| Hi Steve,
I'm posting a response here as well as mailing it to you in case other
folks have a similar question.
To answer your question--you bet. In fact, one of the reasons we kept
the ObjectBroker reference manual in VAX DOCUMENT rather than putting it
in Word like the rest of the docset was to make this generation easier.

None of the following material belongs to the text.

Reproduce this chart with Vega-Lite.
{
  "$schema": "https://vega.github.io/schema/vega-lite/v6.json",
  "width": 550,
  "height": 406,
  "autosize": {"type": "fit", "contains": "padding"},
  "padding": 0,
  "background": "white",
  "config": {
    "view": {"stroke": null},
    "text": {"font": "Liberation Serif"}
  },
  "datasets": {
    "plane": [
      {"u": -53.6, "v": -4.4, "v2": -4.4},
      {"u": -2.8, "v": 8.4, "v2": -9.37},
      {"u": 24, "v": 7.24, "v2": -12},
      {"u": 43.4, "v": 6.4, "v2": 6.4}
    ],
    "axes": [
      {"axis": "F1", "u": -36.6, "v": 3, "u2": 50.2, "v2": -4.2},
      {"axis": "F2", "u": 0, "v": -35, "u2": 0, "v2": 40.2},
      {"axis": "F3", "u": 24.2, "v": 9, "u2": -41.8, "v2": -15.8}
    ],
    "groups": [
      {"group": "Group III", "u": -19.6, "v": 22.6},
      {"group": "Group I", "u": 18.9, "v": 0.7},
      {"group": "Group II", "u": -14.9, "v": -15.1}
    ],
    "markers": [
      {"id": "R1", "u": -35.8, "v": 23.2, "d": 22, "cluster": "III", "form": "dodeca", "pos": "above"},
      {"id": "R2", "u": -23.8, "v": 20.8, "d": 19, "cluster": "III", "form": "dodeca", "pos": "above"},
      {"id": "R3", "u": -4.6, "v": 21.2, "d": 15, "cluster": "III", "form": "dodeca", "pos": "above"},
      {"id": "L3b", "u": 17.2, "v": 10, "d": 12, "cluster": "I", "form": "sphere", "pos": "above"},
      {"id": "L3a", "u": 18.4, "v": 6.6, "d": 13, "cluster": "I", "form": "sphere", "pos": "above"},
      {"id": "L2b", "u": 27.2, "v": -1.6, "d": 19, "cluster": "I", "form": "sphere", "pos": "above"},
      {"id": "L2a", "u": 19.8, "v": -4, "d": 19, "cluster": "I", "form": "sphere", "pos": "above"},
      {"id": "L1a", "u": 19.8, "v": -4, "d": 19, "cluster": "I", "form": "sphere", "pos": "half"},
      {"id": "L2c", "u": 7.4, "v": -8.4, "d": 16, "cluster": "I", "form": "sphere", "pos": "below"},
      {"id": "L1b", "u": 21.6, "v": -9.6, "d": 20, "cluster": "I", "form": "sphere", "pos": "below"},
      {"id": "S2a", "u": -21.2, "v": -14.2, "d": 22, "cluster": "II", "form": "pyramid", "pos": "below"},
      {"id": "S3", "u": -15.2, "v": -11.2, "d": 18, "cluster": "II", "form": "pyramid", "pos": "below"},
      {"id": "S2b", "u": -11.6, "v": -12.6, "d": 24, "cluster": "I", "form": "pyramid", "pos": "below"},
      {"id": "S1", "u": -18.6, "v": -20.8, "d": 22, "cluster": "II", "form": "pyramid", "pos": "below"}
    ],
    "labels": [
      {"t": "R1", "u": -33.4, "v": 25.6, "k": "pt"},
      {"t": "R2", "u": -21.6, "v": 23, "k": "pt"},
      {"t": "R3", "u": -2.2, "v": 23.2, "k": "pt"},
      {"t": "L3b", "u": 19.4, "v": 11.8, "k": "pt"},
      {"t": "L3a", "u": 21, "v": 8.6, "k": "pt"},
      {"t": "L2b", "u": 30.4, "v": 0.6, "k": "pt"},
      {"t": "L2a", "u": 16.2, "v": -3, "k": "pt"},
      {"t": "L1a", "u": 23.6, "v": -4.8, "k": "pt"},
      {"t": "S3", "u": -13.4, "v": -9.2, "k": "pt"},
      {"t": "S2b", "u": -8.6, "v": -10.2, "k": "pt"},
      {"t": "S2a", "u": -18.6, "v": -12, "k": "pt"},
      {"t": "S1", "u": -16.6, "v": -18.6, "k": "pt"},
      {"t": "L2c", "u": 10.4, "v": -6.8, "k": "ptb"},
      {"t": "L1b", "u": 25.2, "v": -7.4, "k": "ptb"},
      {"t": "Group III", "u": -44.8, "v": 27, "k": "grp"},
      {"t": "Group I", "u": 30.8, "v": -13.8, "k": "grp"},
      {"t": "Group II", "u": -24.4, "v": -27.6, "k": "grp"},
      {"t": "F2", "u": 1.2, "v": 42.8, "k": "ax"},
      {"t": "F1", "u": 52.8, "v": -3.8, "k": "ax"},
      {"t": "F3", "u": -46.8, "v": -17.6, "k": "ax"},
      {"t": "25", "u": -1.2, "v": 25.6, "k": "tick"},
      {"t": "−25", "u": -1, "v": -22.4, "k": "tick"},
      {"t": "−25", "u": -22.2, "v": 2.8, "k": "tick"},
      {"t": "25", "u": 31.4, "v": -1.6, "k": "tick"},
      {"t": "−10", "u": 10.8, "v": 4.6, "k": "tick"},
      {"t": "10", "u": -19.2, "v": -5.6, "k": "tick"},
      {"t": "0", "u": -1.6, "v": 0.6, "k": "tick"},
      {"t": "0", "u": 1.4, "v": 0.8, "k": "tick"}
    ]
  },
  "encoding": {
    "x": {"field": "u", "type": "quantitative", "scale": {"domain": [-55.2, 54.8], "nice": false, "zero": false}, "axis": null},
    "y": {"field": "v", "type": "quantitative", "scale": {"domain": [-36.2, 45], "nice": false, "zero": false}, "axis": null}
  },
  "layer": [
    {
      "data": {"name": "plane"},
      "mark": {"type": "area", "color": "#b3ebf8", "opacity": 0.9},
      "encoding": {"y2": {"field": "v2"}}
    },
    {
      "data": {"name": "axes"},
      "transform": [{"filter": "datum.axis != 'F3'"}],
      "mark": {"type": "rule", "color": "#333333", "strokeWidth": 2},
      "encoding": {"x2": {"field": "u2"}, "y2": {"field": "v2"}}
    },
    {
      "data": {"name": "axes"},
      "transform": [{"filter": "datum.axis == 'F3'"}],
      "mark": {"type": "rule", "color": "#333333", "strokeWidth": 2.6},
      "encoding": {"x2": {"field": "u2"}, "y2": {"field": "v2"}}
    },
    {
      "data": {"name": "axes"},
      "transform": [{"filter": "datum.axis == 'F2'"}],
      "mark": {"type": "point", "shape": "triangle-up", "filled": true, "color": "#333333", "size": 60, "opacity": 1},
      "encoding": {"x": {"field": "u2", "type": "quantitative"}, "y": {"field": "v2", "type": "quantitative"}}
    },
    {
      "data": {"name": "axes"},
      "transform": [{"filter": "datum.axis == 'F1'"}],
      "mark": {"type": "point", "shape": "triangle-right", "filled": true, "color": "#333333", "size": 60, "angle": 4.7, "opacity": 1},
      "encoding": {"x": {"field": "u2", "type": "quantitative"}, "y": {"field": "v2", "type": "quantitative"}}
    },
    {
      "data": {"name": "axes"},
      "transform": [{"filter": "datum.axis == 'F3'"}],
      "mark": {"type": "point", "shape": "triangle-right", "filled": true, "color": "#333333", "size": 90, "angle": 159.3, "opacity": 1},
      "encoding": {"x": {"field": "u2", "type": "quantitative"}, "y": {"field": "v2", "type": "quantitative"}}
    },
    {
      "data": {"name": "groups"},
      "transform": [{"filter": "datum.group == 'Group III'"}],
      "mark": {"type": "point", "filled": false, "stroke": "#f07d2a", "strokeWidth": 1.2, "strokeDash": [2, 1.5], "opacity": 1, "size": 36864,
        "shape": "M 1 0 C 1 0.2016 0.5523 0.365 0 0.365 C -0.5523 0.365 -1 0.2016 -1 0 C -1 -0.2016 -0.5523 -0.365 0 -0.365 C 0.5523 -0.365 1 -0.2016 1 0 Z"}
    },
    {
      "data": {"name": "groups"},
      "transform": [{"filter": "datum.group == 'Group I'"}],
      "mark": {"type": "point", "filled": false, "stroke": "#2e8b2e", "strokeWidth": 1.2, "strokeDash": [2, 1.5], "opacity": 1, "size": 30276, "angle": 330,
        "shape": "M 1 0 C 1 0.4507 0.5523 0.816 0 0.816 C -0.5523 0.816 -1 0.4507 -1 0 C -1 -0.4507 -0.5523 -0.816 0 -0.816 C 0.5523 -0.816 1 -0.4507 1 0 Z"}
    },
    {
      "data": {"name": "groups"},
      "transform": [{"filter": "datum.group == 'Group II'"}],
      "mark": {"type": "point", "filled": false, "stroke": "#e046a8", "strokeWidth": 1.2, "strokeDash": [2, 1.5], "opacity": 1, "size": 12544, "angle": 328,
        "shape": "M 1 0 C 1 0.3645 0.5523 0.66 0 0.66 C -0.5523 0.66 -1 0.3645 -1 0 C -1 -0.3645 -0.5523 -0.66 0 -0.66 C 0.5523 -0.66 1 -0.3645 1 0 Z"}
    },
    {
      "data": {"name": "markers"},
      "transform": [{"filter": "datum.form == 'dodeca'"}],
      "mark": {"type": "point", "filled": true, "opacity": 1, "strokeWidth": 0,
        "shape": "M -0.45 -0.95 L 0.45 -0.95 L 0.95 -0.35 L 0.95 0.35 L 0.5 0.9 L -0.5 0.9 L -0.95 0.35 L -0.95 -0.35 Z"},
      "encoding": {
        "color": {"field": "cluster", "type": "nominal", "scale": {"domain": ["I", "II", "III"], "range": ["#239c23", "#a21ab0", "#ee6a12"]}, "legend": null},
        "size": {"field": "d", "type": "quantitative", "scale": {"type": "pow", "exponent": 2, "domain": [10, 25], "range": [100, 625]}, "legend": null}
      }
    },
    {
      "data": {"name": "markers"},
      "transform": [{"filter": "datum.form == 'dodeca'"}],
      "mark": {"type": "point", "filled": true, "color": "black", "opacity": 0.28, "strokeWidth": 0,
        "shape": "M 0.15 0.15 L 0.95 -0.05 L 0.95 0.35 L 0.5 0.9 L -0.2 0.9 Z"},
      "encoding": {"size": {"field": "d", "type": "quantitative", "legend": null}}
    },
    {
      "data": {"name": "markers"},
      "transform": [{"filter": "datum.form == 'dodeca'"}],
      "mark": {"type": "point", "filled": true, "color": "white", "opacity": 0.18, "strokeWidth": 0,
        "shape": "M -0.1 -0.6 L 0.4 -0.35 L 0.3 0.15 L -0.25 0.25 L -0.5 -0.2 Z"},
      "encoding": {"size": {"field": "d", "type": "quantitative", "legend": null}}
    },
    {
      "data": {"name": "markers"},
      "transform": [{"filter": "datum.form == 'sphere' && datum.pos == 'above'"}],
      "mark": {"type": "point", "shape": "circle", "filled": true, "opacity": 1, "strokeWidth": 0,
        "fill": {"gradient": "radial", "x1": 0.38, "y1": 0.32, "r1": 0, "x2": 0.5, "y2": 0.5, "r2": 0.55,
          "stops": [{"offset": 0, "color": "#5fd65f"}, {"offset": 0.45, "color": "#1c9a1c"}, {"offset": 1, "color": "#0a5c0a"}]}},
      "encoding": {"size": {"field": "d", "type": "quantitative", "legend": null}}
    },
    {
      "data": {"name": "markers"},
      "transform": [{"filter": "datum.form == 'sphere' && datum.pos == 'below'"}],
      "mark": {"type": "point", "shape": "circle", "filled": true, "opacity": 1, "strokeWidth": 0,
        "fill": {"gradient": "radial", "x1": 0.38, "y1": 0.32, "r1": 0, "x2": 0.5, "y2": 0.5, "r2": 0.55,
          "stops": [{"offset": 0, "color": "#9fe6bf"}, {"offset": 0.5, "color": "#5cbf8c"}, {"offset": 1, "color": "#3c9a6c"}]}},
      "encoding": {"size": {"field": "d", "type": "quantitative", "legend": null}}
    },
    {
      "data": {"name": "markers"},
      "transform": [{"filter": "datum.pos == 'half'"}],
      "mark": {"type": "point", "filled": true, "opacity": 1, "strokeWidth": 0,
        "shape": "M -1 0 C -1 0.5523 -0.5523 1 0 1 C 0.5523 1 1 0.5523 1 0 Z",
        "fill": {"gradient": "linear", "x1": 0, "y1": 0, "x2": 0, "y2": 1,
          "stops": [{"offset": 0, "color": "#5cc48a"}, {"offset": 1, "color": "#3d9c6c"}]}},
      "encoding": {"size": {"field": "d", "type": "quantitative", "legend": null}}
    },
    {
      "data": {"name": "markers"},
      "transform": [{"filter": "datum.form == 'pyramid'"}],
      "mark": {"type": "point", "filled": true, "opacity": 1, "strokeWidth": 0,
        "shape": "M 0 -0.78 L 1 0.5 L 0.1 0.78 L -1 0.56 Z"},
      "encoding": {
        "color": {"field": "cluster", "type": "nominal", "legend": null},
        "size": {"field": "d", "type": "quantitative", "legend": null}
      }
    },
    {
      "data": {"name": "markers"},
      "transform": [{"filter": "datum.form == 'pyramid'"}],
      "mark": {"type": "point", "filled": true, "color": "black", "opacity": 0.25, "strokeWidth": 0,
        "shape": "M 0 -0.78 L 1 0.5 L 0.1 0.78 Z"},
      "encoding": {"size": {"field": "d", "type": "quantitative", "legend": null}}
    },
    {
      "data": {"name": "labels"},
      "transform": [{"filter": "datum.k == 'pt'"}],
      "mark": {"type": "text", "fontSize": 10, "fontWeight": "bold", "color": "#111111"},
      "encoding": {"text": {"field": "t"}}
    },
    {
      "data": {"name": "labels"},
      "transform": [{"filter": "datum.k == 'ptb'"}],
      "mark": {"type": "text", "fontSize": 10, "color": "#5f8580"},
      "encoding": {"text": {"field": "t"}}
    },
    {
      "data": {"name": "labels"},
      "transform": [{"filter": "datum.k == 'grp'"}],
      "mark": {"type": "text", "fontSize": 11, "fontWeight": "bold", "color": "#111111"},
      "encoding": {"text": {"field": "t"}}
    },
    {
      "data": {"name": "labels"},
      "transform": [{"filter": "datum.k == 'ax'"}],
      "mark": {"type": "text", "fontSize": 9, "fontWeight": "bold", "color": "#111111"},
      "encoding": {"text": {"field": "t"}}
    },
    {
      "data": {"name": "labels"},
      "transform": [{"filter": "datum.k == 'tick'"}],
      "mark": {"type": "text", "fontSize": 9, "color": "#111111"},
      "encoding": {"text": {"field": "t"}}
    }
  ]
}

We currently generate a printed book, a word help file, unix manpages
(HP-UX, Digital UNIX, AIX, SunOS, Solaris, etc.), and VMS DCL help from
the same SDML source. We use the MANPAGE doctype for the manpages and
the HELP doctype to generate the DCL help. The HELP doctype was part
of VAX DOCUMENT 2.0 and the MANPAGE doctype was part of the internal
writer's toolkit release of VAX DOCUMENT.
-Randy
|
| >> <<< Note 18.1 by XLSIOR::OTTE >>>
>> -< Yup, use VAX DOC to get there... >-
Randy,
Thanks for the information. This is my foray into the UNIX world, and
I'm glad to see that despite the grumbling about VAX Document, it provides
the solution after all.
-s
|
| Steve,
I don't have much to add to Randy's comments. You know by now that it's
possible; I'm not sure that it's a Perfect Solution, but there are
situations where it's the only one available. Having done it, I'd avoid
it if I could. To get a decent result you have to get your hands dirty
with the nroff code anyway, so you may as well learn nroff properly and
start from ground zero - this is the advice I got from the OSF tools
people when I was in the throes.
If you need to do it, read the WTK release notes (or maybe Touch
Technologies - the third party that now handles VAX Document - has now
rolled the MANPAGE doctype into the public V3). The release notes have
a lot to say about possible problems and unsupported tags. Maybe the
key to .1's success is writing the .sdml files from the start with
those shortcomings in mind, rather than just taking an old and complex
.sdml file and hoping the WTK could hack it. One feature of the MANPAGE
doctype is that it doesn't like <reference>s (which makes sense in a
manpage, up to a point). But the document I was working on made copious
use of a symbols file; so I worked around the <reference> limitation
with <condition>(manpage). This produced some gappy output in the
manpage (and made the use of a text symbol at all a bit pointless).
Some manpages I have recently `inherited' have some format problems,
probably for similar reasons. As I say, some editing of the .3 files
may well be necessary.
All in all I suspect that the MANPAGE doctype was created in response
to an immediate problem (like `we need n,000 manpages by tomorrow'),
rather than as a good way of producing on-line information for UNIX
users.
But I hope it worked for you. Contact me for further details if it's
not too late.
Bob
But there may be thousands of happy users out there.